Project Viability Risk: Is the Team Still in the Kitchen?

When you buy a token, you are often betting on the team behind it and the technology they are building. Over a long-time horizon, many things can go wrong. The project you invested in might simply fail.

Ask yourself these questions regularly:

  1. Is the development team still active? Check their GitHub commits, blog posts, and community engagement. A silent team is a major red flag.
  2. Is the project still relevant? Has a competitor emerged with better technology? Is the problem the project aimed to solve still a problem?
  3. Has the token’s purpose (tokenomics) changed? Unforeseen inflation or changes to how the token is used can destroy its value proposition.
  4. Has the project been abandoned? Thousands of cryptocurrencies from previous cycles are now digital ghost towns with zero value or liquidity.

My Playbook for Safer Long-Term ‘Baking’: Practical Risk Mitigation

Understanding risks is one thing; actively managing them is another. You don’t have to be a helpless bystander. Here are the strategies I personally use, refined over years of both successes and failures, to make my long-term crypto positions more resilient.

  • The ‘Mise en Place’ of Crypto. In cooking, this means preparing all your ingredients before you start. In crypto, it means doing exhaustive research *before* you buy. Go beyond the hype. Read the whitepaper, understand the technology, analyze the competition, and learn about the team. Don’t invest a dollar until you can explain what the project does to a friend.
  • Diversification is Your Spice Rack. My biggest mistake early on was going too heavily into a single altcoin that I thought was “the one.” It was a fantastic project, but the narrative shifted and it never recovered its highs. Never go all-in on one asset, no matter how promising it seems. Spread your capital across established leaders like Bitcoin and Ethereum, and a smaller portion into more speculative plays you’ve deeply researched.
  • Master Your Security Recipe. For any amount you aren’t willing to lose, buy a reputable hardware wallet. Or two, for a backup. Practice recovering your wallet using your seed phrase so you’re confident in the process. Store your seed phrase offline in multiple, secure locations. Never, ever type it into a computer or take a picture of it.
  • Schedule a ‘Taste Test’. A long-term hold doesn’t mean a no-look hold. I schedule quarterly reviews of my long-term positions. I revisit my initial investment thesis for each asset and ask, “Does my reason for holding this still stand true today?” This prevents me from blindly holding a failing project to zero.
  • Have a Serving Plan. Decide on your goals *before* you invest. What price targets or market conditions would lead you to take some profits? Taking profits on the way up is not a betrayal of the “HODL” ethos; it’s smart risk management. It allows you to de-risk your initial capital and enjoy the fruits of your investment.

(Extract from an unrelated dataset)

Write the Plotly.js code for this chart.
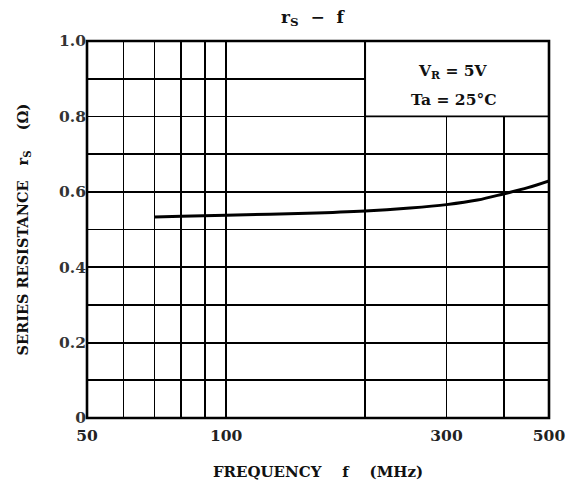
<!DOCTYPE html>
<html><head><meta charset="utf-8">
<script src="https://cdn.plot.ly/plotly-3.0.1.min.js"></script>
<style>html,body{margin:0;padding:0;background:#fff}#c{width:568px;height:483px}</style>
</head><body><div id="c"></div>
<script>
var freqMHz = [70, 80, 100, 150, 200, 250, 300, 350, 400, 450, 500];
var seriesRes = [0.533, 0.535, 0.538, 0.543, 0.549, 0.557, 0.566, 0.578, 0.595, 0.611, 0.629];
var xGridVals = [50, 60, 70, 80, 90, 100, 200, 300, 400, 500];
var xTickText = ['50', '', '', '', '', '100', '', '300', '', '500'];
var yGridVals = [0, 0.1, 0.2, 0.3, 0.4, 0.5, 0.6, 0.7, 0.8, 0.9, 1.0];
var yTickText = ['0', '', '0.2', '', '0.4', '', '0.6', '', '0.8', '', '1.0'];
var condLines = ['V<sub>R</sub> = 5V', 'Ta = 25°C'];

var serif = '"DejaVu Serif", "Liberation Serif", serif';
var trace = {
  x: freqMHz, y: seriesRes, type: 'scatter', mode: 'lines',
  line: {color: '#000', width: 3, shape: 'spline'}, hoverinfo: 'skip'
};
var layout = {
  width: 568, height: 483,
  margin: {l: 87, r: 19, t: 41, b: 65},
  paper_bgcolor: '#fff', plot_bgcolor: '#fff',
  showlegend: false,
  font: {family: serif, color: '#111'},
  title: {text: '<b>r<sub>S</sub>  −  f</b>', x: 0.55, xanchor: 'center', y: 0.965, yanchor: 'middle',
          font: {family: serif, size: 17, color: '#111'}},
  xaxis: {
    type: 'log', range: [Math.log10(50), Math.log10(500)],
    tickvals: xGridVals, ticktext: xTickText, ticks: '',
    ticklabelstandoff: 6,
    showgrid: true, gridcolor: '#000', gridwidth: 1.8,
    showline: false, zeroline: false,
    tickfont: {family: serif, size: 15.5, color: '#222', weight: 'bold'},
    title: {text: '<b>FREQUENCY    f    (MHz)</b>', font: {family: serif, size: 15, color: '#111'}, standoff: 22},
    automargin: false
  },
  yaxis: {
    range: [0, 1.0], tickvals: yGridVals, ticktext: yTickText, ticks: '',
    showgrid: true, gridcolor: '#000', gridwidth: 1.8,
    showline: false, zeroline: false,
    tickfont: {family: serif, size: 15.5, color: '#333', weight: 'bold'},
    title: {text: '<b>SERIES RESISTANCE   r<sub>S</sub>    (Ω)</b>', font: {family: serif, size: 14.5, color: '#111'}, standoff: 26},
    automargin: false
  },
  shapes: [
    {type: 'rect', xref: 'x', yref: 'y', x0: 200, x1: 500, y0: 0.8, y1: 1.0,
     fillcolor: '#fff', line: {color: '#000', width: 1.8}, layer: 'above'},
    {type: 'rect', xref: 'paper', yref: 'paper', x0: 0, x1: 1, y0: 0, y1: 1,
     line: {color: '#000', width: 2.6}, layer: 'above'}
  ],
  annotations: [
    {xref: 'x', yref: 'y', x: Math.log10(310), y: 0.918, text: '<b>' + condLines[0] + '</b>', showarrow: false,
     font: {family: serif, size: 15.5, color: '#111'}},
    {xref: 'x', yref: 'y', x: Math.log10(312), y: 0.845, text: '<b>' + condLines[1] + '</b>', showarrow: false,
     font: {family: serif, size: 15.5, color: '#111'}}
  ]
};
Plotly.newPlot('c', [trace], layout, {displayModeBar: false, staticPlot: true});
</script></body></html>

Frequently Asked Questions

Is long-term crypto holding still a good strategy in 2026?

It can be, but only for a small, well-researched portion of a diversified portfolio and only if managed actively. The “buy and forget” strategy of the past is extremely risky now due to increased competition, regulation, and technological change.

What is the single biggest, non-obvious risk for a beginner?

Complacent security. Beginners often leave significant sums on an exchange for convenience. They underestimate the personal responsibility required to secure their assets for the long term, making them vulnerable to hacks or platform failures years down the line.

How can I ensure my family can access my crypto if something happens to me?

This requires careful estate planning. You must create clear, secure instructions for your heirs on how to access your hardware wallets and seed phrases without exposing that information to risk. Services specializing in crypto inheritance are emerging to address this complex problem.

Can my long-term crypto investment really go to zero?

Yes, absolutely. The vast majority of crypto projects will eventually fail and their tokens will become worthless. This is why thorough research, diversification, and periodic reviews of your investment thesis are not optional—they are essential for survival.